I shall tell of a recent conversation showing how important proper accommodation can be. Many Members who spoke on Second Reading mentioned the lobbying that day by the Fostering Network, and many foster carers were in Westminster. I spoke to a woman who had brought up a girl as a foster child for many years and who came to love her as a daughter. Despite all the obstacles that the care system put in her way, the girl flew through her GCSEs and A-levels, and finally got to university.
The foster mother was proud of all that the two of them had been through together, so many obstacles having been overcome to get to that position. She then learned that although the girl had accommodation on campus during term times, when she was not at university she was on her own—without accommodation and with no help. The foster mother was so outraged that she gave up being a foster carer and the income that it brought in, converted the girl’s flat into lodgings and rented it to her at whatever state benefit she was able to get to help to pay for it, so that the girl could use it during the breaks.

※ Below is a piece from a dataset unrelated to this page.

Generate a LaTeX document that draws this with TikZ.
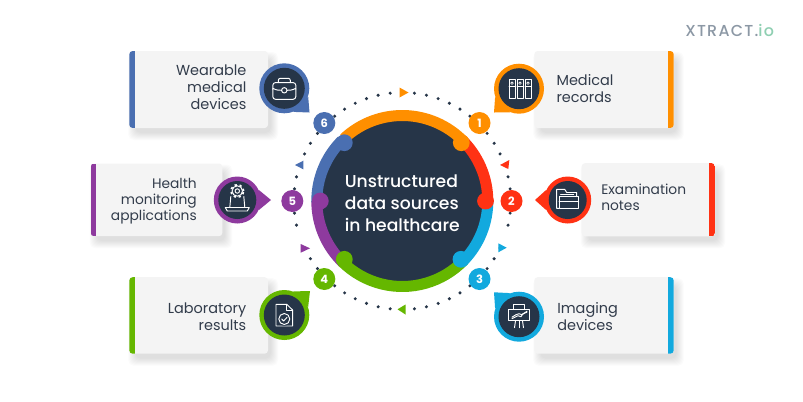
\documentclass[tikz,border=0pt]{standalone}
\usepackage{fontspec}
\setmainfont{Poppins}
\newfontfamily\pmed{Poppins Medium}
\usetikzlibrary{calc}
\definecolor{cOr}{HTML}{FF8F00}
\definecolor{cRe}{HTML}{FF3214}
\definecolor{cLb}{HTML}{12A9DE}
\definecolor{cGr}{HTML}{65B700}
\definecolor{cPu}{HTML}{8E3A9E}
\definecolor{cBl}{HTML}{4A6FB1}
\definecolor{cDk}{HTML}{263548}
\definecolor{cCard}{HTML}{F4F4F4}
\definecolor{cTxt}{HTML}{323C4B}
\definecolor{cLogo}{HTML}{8C98A5}
\definecolor{cIo}{HTML}{8FCFB2}
\tikzset{
  x=.75pt,y=.75pt,
  cardtext/.style={text=cTxt,font=\fontsize{10.85}{12.6}\selectfont,inner sep=0pt},
  smallcardtext/.style={text=cTxt,font=\fontsize{10.35}{12.1}\selectfont,inner sep=0pt},
  badge/.style={circle,fill=#1,minimum size=16.5pt,inner sep=0pt,text=white,font=\fontsize{8.6}{10}\selectfont\bfseries},
  icon/.style={draw=white,line width=.72pt,line join=round,line cap=round},
  tipmark/.style={fill=#1,draw=none},
  seg/.style={draw=#1,line width=8.25pt},
  cap/.style={circle,fill=#1,minimum size=12.6pt,inner sep=0pt},
}
% card: x0,y0,x1,y1, stripe side x0,x1, colour
\newcommand{\card}[7]{%
  \foreach \k in {0,...,7}{
    \fill[black,opacity=.015,rounded corners=4]
      ({#1+6-\k},{-(#2+8-\k)}) rectangle ({#3+3+\k},{-(#4+5+\k)});
  }
  \fill[cCard,rounded corners=2.5] (#1,-#2) rectangle (#3,-#4);
  \begin{scope}
    \clip[rounded corners=2.5] (#1,-#2) rectangle (#3,-#4);
    \fill[#7] (#5,-#2) rectangle (#6,-#4);
  \end{scope}
}
% pin: name,cx,cy,R,r,tipx,tipy,dir,colour
\newcommand{\pin}[9]{%
  \node[circle,fill=#9,inner sep=0pt,minimum size=#4*1.5pt] (#1) at (#2,-#3) {};
  \coordinate (#1tip) at (#6,-#7);
  \pgfmathsetmacro{\aa}{#8+25}\pgfmathsetmacro{\ab}{#8-25}
  \fill[#9] (#1tip) -- (#1.\aa) -- (#1.\ab) -- cycle;
  \node[circle,fill=cDk,inner sep=0pt,minimum size=#5*1.5pt] (#1in) at (#2,-#3) {};
}
\begin{document}
\begin{tikzpicture}
\useasboundingbox (0,0) rectangle (803,-401);
\fill[white] (0,0) rectangle (803,-401);

% cards
\card{129.3}{51}{268}{128}{129.3}{135.3}{cBl}
\card{90.7}{163.5}{222.3}{236.2}{90.7}{96}{cPu}
\card{129.3}{277.2}{268}{353.7}{129.3}{135.3}{cGr}
\card{534.3}{51}{673.7}{128}{668.3}{673.7}{cOr}
\card{581.7}{163.2}{715}{236.3}{709.2}{715}{cRe}
\card{534.3}{277.2}{673.7}{353.7}{668.3}{673.7}{cLb}

% card texts
\node[cardtext,align=right,anchor=east] (t6) at (246.7,-87.2) {Wearable\\medical\\devices};
\node[smallcardtext,align=right,anchor=east] (t5) at (197,-201.5) {Health\\monitoring\\applications};
\node[cardtext,align=right,anchor=east] (t4) at (246.5,-317) {Laboratory\\results};
\node[cardtext,align=left,anchor=west] (t1) at (556.3,-88.3) {Medical\\records};
\node[smallcardtext,align=left,anchor=west] (t2) at (601,-197.7) {Examination\\notes};
\node[cardtext,align=left,anchor=west] (t3) at (557,-316.2) {Imaging\\devices};

% pins
\pin{p6}{284.3}{88.3}{25}{20.5}{309.5}{112.5}{-44}{cBl}
\pin{p5}{237.3}{200}{23.5}{19}{271}{200}{0}{cPu}
\pin{p4}{284.3}{315}{25}{20.5}{310}{291}{44}{cGr}
\pin{p1}{519}{88.7}{25}{20.5}{494}{112.5}{-136}{cOr}
\pin{p2}{567.7}{200}{23.5}{19}{535}{200}{180}{cRe}
\pin{p3}{519}{316.7}{25}{20.5}{494}{292.3}{136}{cLb}

% icon: briefcase
\begin{scope}[shift={(284.3,-88.3)},icon]
  \draw[rounded corners=2] (-11.5,-1) -- (-11.5,5.7) -- (11.5,5.7) -- (11.5,-1);
  \draw[rounded corners=2] (-11.5,-1) -- (-11.5,-11) -- (11.5,-11) -- (11.5,-1);
  \draw[rounded corners=1.5] (-6,5.7) -- (-6,10) -- (6,10) -- (6,5.7);
  \draw (-11.5,0) .. controls (-8,-2) and (-5,-2) .. (-2.7,-2);
  \draw (11.5,0) .. controls (8,-2) and (5,-2) .. (2.7,-2);
  \draw (0,-2) circle (2.7);
\end{scope}
% icon: binders
\begin{scope}[shift={(519,-88.7)},icon]
  \foreach \q in {-10,-2,6}{
    \draw (\q,-10) rectangle (\q+6,9.5);
    \draw (\q,2) -- (\q+6,2);
    \draw[line width=.5pt] (\q+3,5.5) circle (1.3);
  }
\end{scope}
% icon: folder
\begin{scope}[shift={(567.7,-200)},icon]
  \draw (-8.5,-8.3) -- (-11,-8.3) -- (-11,10.7) -- (-3,10.7) -- (-1,7.5) -- (9,7.5) -- (9,3.3);
  \draw (-8.5,-8.3) rectangle (11,3.3);
  \draw (-8.5,-1) -- (11,-1);
  \draw (-7,6) -- (6,6);
\end{scope}
% icon: gear on laptop
\begin{scope}[shift={(237.3,-200)},icon]
  \draw (0,9) circle (5.2);
  \draw[line width=1.3pt,dash pattern=on 1.7pt off 2.1pt,line cap=butt] (0,9) circle (6.2);
  \draw (0,9) circle (2.2);
  \draw (-6.5,3.5) -- (-7.5,-7.5) -- (7.5,-7.5) -- (6.5,3.5);
  \draw (-12,-7.5) -- (12,-7.5) -- (10,-11) -- (-10,-11) -- cycle;
\end{scope}
% icon: document with check
\begin{scope}[shift={(284.3,-315)},icon]
  \draw (-8.3,-11) -- (-8.3,10.7) -- (2.5,10.7) -- (8.3,5) -- (8.3,-11) -- cycle;
  \draw (2.5,10.7) -- (2.5,5) -- (8.3,5);
  \fill[cDk] (0,-4) circle (6.7);
  \draw (0,-4) circle (5.5);
  \draw (-2.6,-4) -- (-.7,-6) -- (2.8,-2.3);
\end{scope}
% icon: chart board
\begin{scope}[shift={(519,-316.7)},icon]
  \draw (-10.7,7.5) rectangle (10.7,-4);
  \draw (-5.7,12) rectangle (5.5,7.5);
  \draw (-7,-2) -- (-3,0) -- (-1,1) -- (2,0) -- (4,3) -- (8,4.5);
  \draw (-7,-.5) -- (-3,2) -- (0,3) -- (3,2) -- (8,5.5);
  \draw (-3.5,-4) -- (-4.5,-11);
  \draw (3.5,-4) -- (4.5,-11);
  \draw (0,-4) -- (0,-11);
\end{scope}

% dotted circle
\coordinate (cc) at (402.3,-201);
\foreach \n in {0,...,55}{
  \ifnum\n=3 \else\ifnum\n=14 \else\ifnum\n=25 \else\ifnum\n=31 \else\ifnum\n=42 \else\ifnum\n=53 \else
    \fill[cDk] ($(cc)+({\n*6.42857}:108.5)$) circle (1.7);
  \fi\fi\fi\fi\fi\fi
}
% small triangles
\fill[tipmark=cOr] (399.5,-87.5) -- (408.5,-92.5) -- (399.5,-97.5) -- cycle;
\fill[tipmark=cRe] (500,-165) -- (509.3,-160) -- (508.3,-169) -- cycle;
\fill[tipmark=cLb] (498.3,-243.3) -- (506.7,-247.7) -- (498.3,-252.3) -- cycle;
\fill[tipmark=cGr] (397.5,-309.3) -- (405.5,-304.5) -- (405.5,-314.5) -- cycle;
\fill[tipmark=cPu] (300.7,-244) -- (310,-248.3) -- (300.7,-252.7) -- cycle;
\fill[tipmark=cBl] (295,-165) -- (303.3,-160.7) -- (303.3,-169.3) -- cycle;

% number badges
\node[badge=cOr] (n1) at (479.5,-123) {1};
\node[badge=cRe] (n2) at (511.5,-201) {2};
\node[badge=cLb] (n3) at (479.5,-279) {3};
\node[badge=cGr] (n4) at (324.3,-279) {4};
\node[badge=cPu] (n5) at (292.3,-201) {5};
\node[badge=cBl] (n6) at (324.3,-123) {6};

% central disc and ring
\node[circle,fill=cDk,inner sep=0pt,minimum size=122pt] (hub) at (402.3,-201) {};
\begin{scope}[shift={(402.3,-201)}]
  \draw[seg=cOr] (133:85.5) arc[start angle=133,end angle=44,radius=85.5];
  \draw[seg=cRe] (46:85.5) arc[start angle=46,end angle=0,radius=85.5];
  \draw[seg=cLb] (1:85.5) arc[start angle=1,end angle=-45,radius=85.5];
  \draw[seg=cGr] (-44:85.5) arc[start angle=-44,end angle=-135,radius=85.5];
  \draw[seg=cPu] (-134:85.5) arc[start angle=-134,end angle=-180,radius=85.5];
  \draw[seg=cBl] (181:85.5) arc[start angle=181,end angle=135,radius=85.5];
\end{scope}
\node[cap=cOr] (c1) at (461.3,-142.7) {};
\node[cap=cRe] (c2) at (485.5,-201) {};
\node[cap=cLb] (c3) at (461,-259.3) {};
\node[cap=cGr] (c4) at (344.3,-259.3) {};
\node[cap=cPu] (c5) at (320.3,-201) {};
\node[cap=cBl] (c6) at (344.3,-142.7) {};

\node[align=left,anchor=center,text=white,inner sep=0pt,font=\pmed\fontsize{12.9}{16.5}\selectfont] (title) at (402.3,-203.3) {Unstructured\\data sources\\in healthcare};

% logo
\node[anchor=west,inner sep=0pt,text=cLogo,font=\pmed\fontsize{11.9}{13}\selectfont] (logo) at (685,-30) {\addfontfeatures{LetterSpace=8}XTRACT.\textcolor{cIo}{io}};
\end{tikzpicture}
\end{document}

That went well beyond the call of duty on the woman’s part, and it was done because of the bond of love that had grown between the two of them. However, such events should not be happenstance. We know how few looked-after children get to university; it should not be down to one individual’s bravery and kindness for that child to continue there. That is a good example of accommodation going wrong for youngsters.
Because of my post as chairman of the all-party group, I hold myself out as willing to visit local authority services and meet users. I went to north Staffordshire—the county that I am from—to meet some recent care leavers. True enough, they were all still in touch with the leaving care team, and so were getting contacts, advice and so on. However, several of them told me that they were in a flat, getting housing benefit to pay the rent and did not have a job.
When three of those people had told me the same story about not having a job, I said, “Don’t you think that in this day and age you are in a bit of a dead-end position? You are in a flat, your rent is paid for you, but you have no job and you are not getting any skills. Wouldn’t you rather get skills at a further education college, get a job and make your own way in the world?” Each of them said, “My adviser advised me that the safest thing for me was to stay unemployed and have my rent paid.” That is the local authority that is looking after them advising them to do the opposite to what any of us would want for our children—certainly what I would want for my children—and what the Government want for our country.
There are poor services for people aged over 18 for whom we still have a responsibility. The clause deals with massive improvements in the situation of looked-after children in respect of accommodation. Will it apply to children who have left care but for whom we still have a responsibility, albeit perhaps not the full legal responsibility of looking after children? Nevertheless, that responsibility continues from their time in care.